Though tensions long have been mounting on the Gaza and Iran fronts (click on those links for recent JTA pieces on the subjects), the Daily Star editorial relies on flawed logic to reach the conclusion that the likelihood of war with Lebanon is higher as a result of Olmert's political problems. It ignores the lack of public will in Israel for another confrontation in Lebanon of indeterminate success, Olmert's own bitter experience from the 2006 war with Hezbollah and (dare I say it?) the integrity of a prime minister who would not wage war merely for political survival.

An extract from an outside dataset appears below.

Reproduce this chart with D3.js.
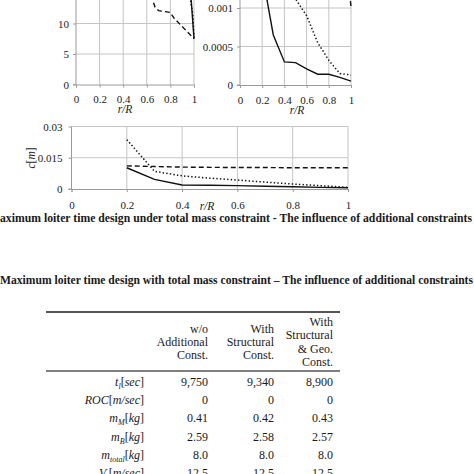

But in the Hezbollah-dominated (and intimidated) state that Lebanon has become, it's telling to read the roundabout way the editorialists warn Hezbollah against provoking Israel (which really is an implicit plea to the Shiite militia not to invite more destruction upon Lebanon. The editorialists can't flat-out say that, because that would be blaming Hezbollah for the last war with Israel, in 2006, and that's a dangerous proposition in today's Lebanon):
All of these potential targets should take great care to avoid providing Olmert with a pretext that would both make an attack inevitable and dilute whatever condemnation might come from more responsible members of the international community... Rarely have so many factors converged so perfectly to increase the likelihood of Israeli aggression. Rarely has it been more important, therefore, for the region's indigenous forces - especially Hamas, Hizbullah and the Iranian government - to think long and hard about anything that might give the Jewish state an excuse to lash out. Indeed, even if an onslaught is launched without a pretext, all of these actors should consider turning the other cheek in hopes of preventing escalation and, thereby, of preserving the viability of the diplomatic solutions that such an attack would be designed to doom.
While I applaud the sentiment, it's highly doubtful any of these parties would even consider turning the other cheek. They don't really have a very long track record with that.